**WHAT THE EXERCISE ASKS:**
Scan the following material for the string "that" and copy each line in which it appears.

**INPUT:**
···
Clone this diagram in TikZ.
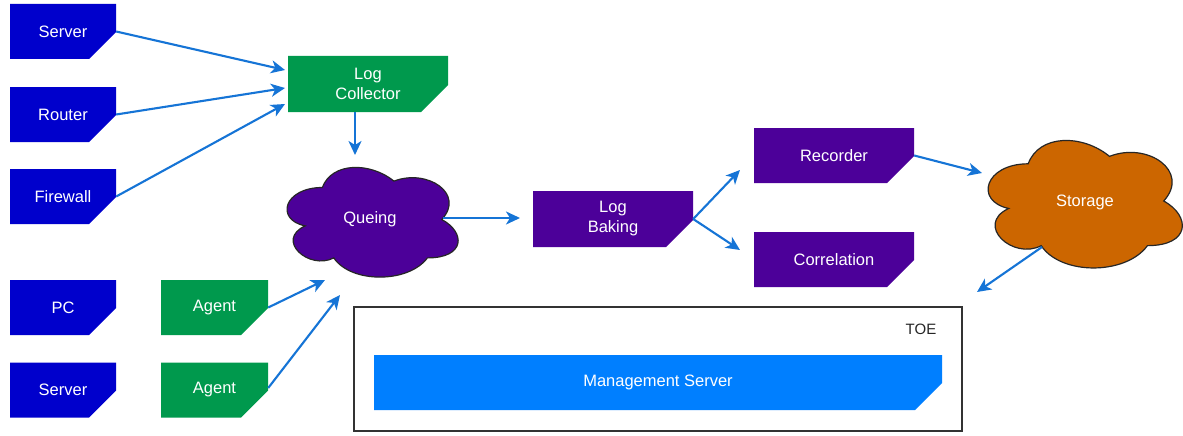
···
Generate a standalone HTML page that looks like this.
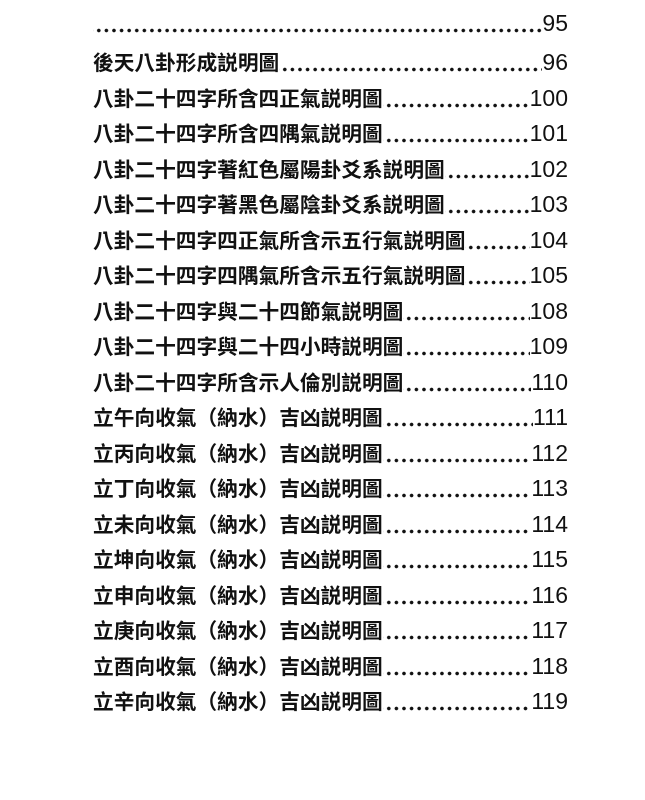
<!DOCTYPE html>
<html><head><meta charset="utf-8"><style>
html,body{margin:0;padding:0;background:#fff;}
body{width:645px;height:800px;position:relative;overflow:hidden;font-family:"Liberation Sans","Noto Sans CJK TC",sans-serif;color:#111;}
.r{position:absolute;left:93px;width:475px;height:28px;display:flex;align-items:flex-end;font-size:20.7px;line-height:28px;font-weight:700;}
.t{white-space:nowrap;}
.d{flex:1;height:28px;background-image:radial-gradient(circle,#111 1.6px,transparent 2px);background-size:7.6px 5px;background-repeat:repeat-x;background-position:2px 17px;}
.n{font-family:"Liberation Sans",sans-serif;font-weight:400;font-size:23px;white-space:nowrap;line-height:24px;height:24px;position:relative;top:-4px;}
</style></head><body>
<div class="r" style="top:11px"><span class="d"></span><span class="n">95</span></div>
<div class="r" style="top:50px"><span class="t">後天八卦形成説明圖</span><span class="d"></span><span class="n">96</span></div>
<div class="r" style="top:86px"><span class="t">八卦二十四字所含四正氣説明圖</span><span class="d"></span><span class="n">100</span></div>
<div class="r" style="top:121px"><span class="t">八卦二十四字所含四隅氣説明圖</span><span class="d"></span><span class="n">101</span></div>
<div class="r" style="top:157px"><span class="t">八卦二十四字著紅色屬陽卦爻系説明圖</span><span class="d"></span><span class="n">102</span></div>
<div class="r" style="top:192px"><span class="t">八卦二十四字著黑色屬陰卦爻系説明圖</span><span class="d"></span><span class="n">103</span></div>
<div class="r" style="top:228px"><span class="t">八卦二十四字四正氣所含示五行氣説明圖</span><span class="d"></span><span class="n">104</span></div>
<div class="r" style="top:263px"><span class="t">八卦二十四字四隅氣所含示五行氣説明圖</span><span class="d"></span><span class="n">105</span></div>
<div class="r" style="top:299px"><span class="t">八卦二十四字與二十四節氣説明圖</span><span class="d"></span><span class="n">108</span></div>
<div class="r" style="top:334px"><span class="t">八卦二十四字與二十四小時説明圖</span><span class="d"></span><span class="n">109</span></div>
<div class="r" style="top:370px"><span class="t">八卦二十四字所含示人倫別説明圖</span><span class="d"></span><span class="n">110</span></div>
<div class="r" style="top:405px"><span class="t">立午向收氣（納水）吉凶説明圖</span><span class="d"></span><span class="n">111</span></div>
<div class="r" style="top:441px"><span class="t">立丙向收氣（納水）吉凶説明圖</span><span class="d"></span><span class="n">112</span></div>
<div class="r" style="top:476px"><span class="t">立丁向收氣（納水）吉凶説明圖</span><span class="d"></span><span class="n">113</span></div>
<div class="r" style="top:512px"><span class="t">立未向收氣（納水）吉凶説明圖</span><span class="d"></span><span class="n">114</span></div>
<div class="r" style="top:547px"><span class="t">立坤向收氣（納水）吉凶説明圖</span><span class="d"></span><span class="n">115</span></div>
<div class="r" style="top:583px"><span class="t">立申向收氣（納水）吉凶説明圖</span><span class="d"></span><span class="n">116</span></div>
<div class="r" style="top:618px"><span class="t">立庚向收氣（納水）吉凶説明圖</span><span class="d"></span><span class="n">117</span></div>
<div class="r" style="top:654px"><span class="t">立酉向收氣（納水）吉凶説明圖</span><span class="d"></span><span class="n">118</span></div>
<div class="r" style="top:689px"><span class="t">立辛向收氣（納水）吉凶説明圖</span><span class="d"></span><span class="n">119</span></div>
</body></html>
···
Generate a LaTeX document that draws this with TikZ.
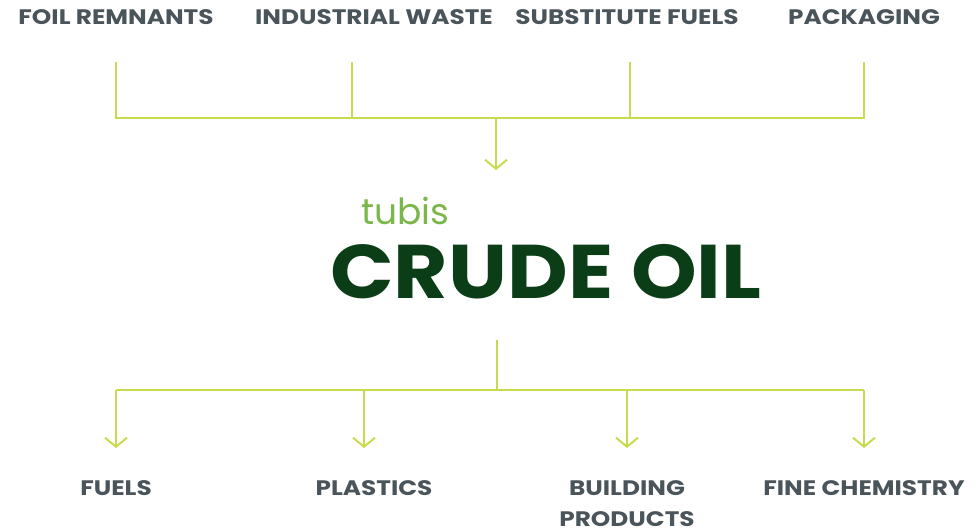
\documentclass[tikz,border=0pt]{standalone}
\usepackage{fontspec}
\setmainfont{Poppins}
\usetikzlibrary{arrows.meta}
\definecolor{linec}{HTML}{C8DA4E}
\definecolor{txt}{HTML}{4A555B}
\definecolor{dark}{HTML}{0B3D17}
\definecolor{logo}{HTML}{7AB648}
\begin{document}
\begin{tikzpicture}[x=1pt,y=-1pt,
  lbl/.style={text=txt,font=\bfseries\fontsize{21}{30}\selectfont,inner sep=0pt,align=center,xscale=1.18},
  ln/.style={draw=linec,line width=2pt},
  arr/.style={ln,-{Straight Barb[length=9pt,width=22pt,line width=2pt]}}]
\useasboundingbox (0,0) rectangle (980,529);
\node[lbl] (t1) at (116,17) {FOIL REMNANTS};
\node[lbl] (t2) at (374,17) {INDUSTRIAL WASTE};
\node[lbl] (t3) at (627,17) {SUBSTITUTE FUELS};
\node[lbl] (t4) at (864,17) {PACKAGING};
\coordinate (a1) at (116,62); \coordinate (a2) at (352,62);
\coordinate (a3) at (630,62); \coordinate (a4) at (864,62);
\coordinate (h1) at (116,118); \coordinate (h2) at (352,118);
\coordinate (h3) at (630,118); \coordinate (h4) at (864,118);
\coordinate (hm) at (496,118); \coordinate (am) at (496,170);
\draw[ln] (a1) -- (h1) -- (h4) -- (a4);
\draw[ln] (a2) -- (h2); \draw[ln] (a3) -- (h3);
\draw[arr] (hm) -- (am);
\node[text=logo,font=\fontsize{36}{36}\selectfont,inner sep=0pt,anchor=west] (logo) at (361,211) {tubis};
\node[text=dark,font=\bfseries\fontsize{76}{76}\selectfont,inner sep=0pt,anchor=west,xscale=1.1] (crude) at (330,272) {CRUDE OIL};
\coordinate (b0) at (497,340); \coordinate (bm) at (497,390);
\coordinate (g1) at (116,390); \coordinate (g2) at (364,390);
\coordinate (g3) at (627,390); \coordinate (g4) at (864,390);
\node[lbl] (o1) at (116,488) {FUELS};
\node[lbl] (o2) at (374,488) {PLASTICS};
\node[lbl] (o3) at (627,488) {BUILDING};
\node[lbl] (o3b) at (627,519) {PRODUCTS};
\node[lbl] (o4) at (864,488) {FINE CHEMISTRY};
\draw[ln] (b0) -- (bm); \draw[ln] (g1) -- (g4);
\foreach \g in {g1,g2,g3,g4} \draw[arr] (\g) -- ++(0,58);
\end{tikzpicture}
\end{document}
···
**EXERCISE SOLUTION:**
Generate a standalone HTML page that looks like this.
Generate a LaTeX document that draws this with TikZ.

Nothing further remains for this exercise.